Total samples: 5000 sample
correlation.matrix: bad correlation between the features and the label
To give some more context, you many want to compare the performance of your models to a simple baseline estimator, like the numeric average.
You can check for overfitting by measuring performance on a hold out set.
Lastly, to increase performance, you can try some feature engineering, e.g. binning numeric variables, standardizing numeric variables, etc. Another option is to combine models, taking the average prediction, or building a model on top of model predictions (stacking).
To Confirm Overfitting :
- Please use cross validation technique. (or)
- Divide data in 60:20:20 ratio (Train 60% , Test 20% , Validation 20%).
As per your post , it looks like most of the models (Linear and Tree based) are performing poorly. May be , you need to refine data pre-processing and focus more on Feature selection and engineering.
Data pre-processing ->
- If Data is not normally distributed -> You can do Log transformation.
- Scale your data using -> Standard or MinMaxScaler.

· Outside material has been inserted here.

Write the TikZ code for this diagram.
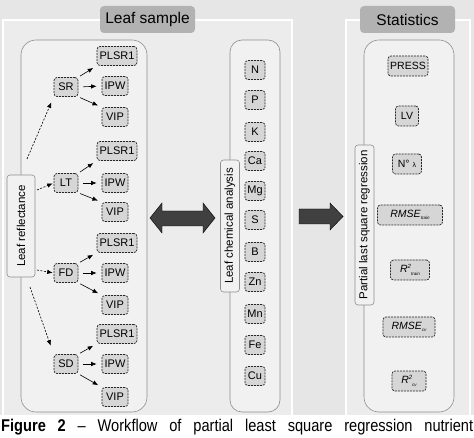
\documentclass[tikz,border=0pt]{standalone}
\usepackage{fontspec}
\setmainfont{Liberation Sans}
\newfontfamily\capfont{Liberation Sans}[FakeStretch=0.86]
\usetikzlibrary{arrows.meta,calc}
\definecolor{bgc}{HTML}{E6E6E6}
\definecolor{panelc}{HTML}{ECECEC}
\definecolor{inboxc}{HTML}{F1F1F1}
\definecolor{inboxd}{HTML}{8E8E8E}
\definecolor{nodec}{HTML}{D6D6D6}
\definecolor{hdrc}{HTML}{B2B2B2}
\definecolor{arrc}{HTML}{404040}
\newcommand{\mysub}[1]{\raisebox{-2.5pt}{\fontsize{4.5}{5}\selectfont\itshape #1}}
\newcommand{\mysup}[1]{\raisebox{4pt}{\fontsize{6}{6}\selectfont\itshape #1}}
\begin{document}
\begin{tikzpicture}[x=1pt,y=-1pt,
  smallbox/.style={draw=black!85, dash pattern=on 2pt off 1pt, fill=nodec,
    rounded corners=3pt, minimum height=19pt, inner sep=1.5pt, line width=0.7pt,
    font=\fontsize{11}{12}\selectfont},
  chembox/.style={smallbox, minimum width=20pt, inner sep=0.5pt},
  statbox/.style={smallbox, minimum height=20pt, font=\fontsize{10.5}{12}\selectfont},
  inbox/.style={draw=inboxd, fill=inboxc, line width=0.6pt, rounded corners=15pt},
  tabbox/.style={draw=inboxd, fill=inboxc, line width=0.6pt, rounded corners=3pt,
    rotate=90, inner sep=1pt, font=\fontsize{11.5}{12}\selectfont},
  hdr/.style={fill=hdrc, rounded corners=4pt, minimum width=95pt, minimum height=27pt,
    inner sep=0pt, font=\fontsize{15.5}{16}\selectfont},
  arr/.style={-{Latex[length=5.5pt,width=4.5pt]}, line width=0.6pt, black},
  darr/.style={arr, dash pattern=on 2pt off 1.5pt},
  bigarr/.style={fill=arrc, draw=black, line width=0.4pt, line join=miter}
]
\useasboundingbox (0,0) rectangle (474,438);
\fill[white] (0,0) rectangle (474,438);
\fill[bgc] (0,0) rectangle (474,415);
\draw[white, line width=1.5pt, fill=panelc] (3,20) rectangle (292,416);
\draw[white, line width=1.5pt, fill=panelc] (346,20) rectangle (470,416);

% headers
\node[hdr] (hleaf) at (147.5,19.5) {Leaf sample};
\node[hdr] (hstat) at (407.5,19.5) {Statistics};

% inner boxes
\draw[inbox] (21,40) rectangle (147,412);
\draw[inbox, rounded corners=12pt] (230,40) rectangle (280,412);
\draw[inbox] (364,40) rectangle (454,412);

% tabs
\node[tabbox, minimum width=102pt, minimum height=28pt] (refl) at (21,226) {Leaf reflectance};
\node[tabbox, minimum width=132pt, minimum height=19pt] (chem) at (230,226) {Leaf chemical analysis};
\node[tabbox, minimum width=160pt, minimum height=19pt] (pls) at (364.5,225) {Partial last square regression};

% left groups
\node[smallbox, minimum width=24pt] (SR) at (66,87) {SR};
\node[smallbox, minimum width=40pt] (SRa) at (117,56) {PLSR1};
\node[smallbox, minimum width=26pt] (SRb) at (115,86) {IPW};
\node[smallbox, minimum width=26pt] (SRc) at (115,117) {VIP};

\node[smallbox, minimum width=24pt] (LT) at (66,183) {LT};
\node[smallbox, minimum width=40pt] (LTa) at (117,151) {PLSR1};
\node[smallbox, minimum width=26pt] (LTb) at (115,183) {IPW};
\node[smallbox, minimum width=26pt] (LTc) at (115,212) {VIP};

\node[smallbox, minimum width=24pt] (FD) at (66,273) {FD};
\node[smallbox, minimum width=40pt] (FDa) at (117,243) {PLSR1};
\node[smallbox, minimum width=26pt] (FDb) at (115,273) {IPW};
\node[smallbox, minimum width=26pt] (FDc) at (115,305) {VIP};

\node[smallbox, minimum width=24pt] (SD) at (66,364) {SD};
\node[smallbox, minimum width=40pt] (SDa) at (117,334) {PLSR1};
\node[smallbox, minimum width=26pt] (SDb) at (115,364) {IPW};
\node[smallbox, minimum width=26pt] (SDc) at (115,397) {VIP};

\foreach \g in {SR,LT,FD,SD}{
  \draw[arr, shorten <=2pt, shorten >=4pt] (\g.north east) -- (\g a.south west);
  \draw[arr, shorten <=5pt, shorten >=5pt] (\g.east) -- (\g b.west);
  \draw[arr, shorten <=2pt, shorten >=4pt] (\g.south east) -- (\g c.north west);
}

% dashed arrows from reflectance tab
\coordinate (c1) at (27,159);
\coordinate (c2) at (37,190);
\coordinate (c3) at (37,270);
\coordinate (c4) at (30,287);
\draw[darr, shorten >=6pt] (c1) -- (SR.south west);
\draw[darr, shorten >=1pt] (c2) -- (LT.west);
\draw[darr, shorten >=1pt] (c3) -- (FD.west);
\draw[darr, shorten >=9pt] (c4) -- (SD.north west);

% chemical elements
\foreach \n/\y in {N/70,P/100,K/132,Ca/161,Mg/191,S/220,B/252,Zn/282,Mn/314,Fe/345,Cu/376}{
  \node[chembox] (el\n) at (255,\y) {\n};
}

% statistics
\node[statbox, minimum width=40pt] (press) at (408,66) {PRESS};
\node[statbox, minimum width=23pt] (lv) at (407,116) {LV};
\node[statbox, minimum width=29pt] (nl) at (407,164) {N° {\fontsize{7}{7}\selectfont λ}};
\node[statbox, minimum width=65pt] (rmset) at (410,215) {\textit{RMSE}\mysub{train}};
\node[statbox, minimum width=39pt] (r2t) at (410,270) {\textit{R}\mysup{2}\mysub{train}};
\node[statbox, minimum width=52pt] (rmsecv) at (409,327) {\textit{RMSE}\mysub{cv}};
\node[statbox, minimum width=34pt] (r2cv) at (409,381) {\textit{R}\mysup{2}\mysub{cv}};

% big arrows
\draw[bigarr] (150,218) -- (162,203) -- (162,211) -- (203,211) -- (203,203)
  -- (215,218) -- (203,233) -- (203,226) -- (162,226) -- (162,233) -- cycle;
\draw[bigarr] (299,209) -- (330,209) -- (330,203) -- (343,216.5) -- (330,230)
  -- (330,224) -- (299,224) -- cycle;

% caption
\node[anchor=base west, inner sep=0pt] (cap) at (1,431)
  {\capfont\fontsize{17}{20}\selectfont\makebox[472pt][s]{{\bfseries Figure 2} – Workflow of partial least square regression nutrient}};
\end{tikzpicture}
\end{document}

- Check for multicollinearity and remove correlated features.
- Use appropriate techniques for categorical features : Label / Onehot / Mean Encoding.
- Use Feature selection in an iterative manner , e.g. filtering out less important feature and then see how performance is changing then add some more features and compare .
- Try using stacked ensemble method.
- You can try GBM /CATBoost Regressor as well.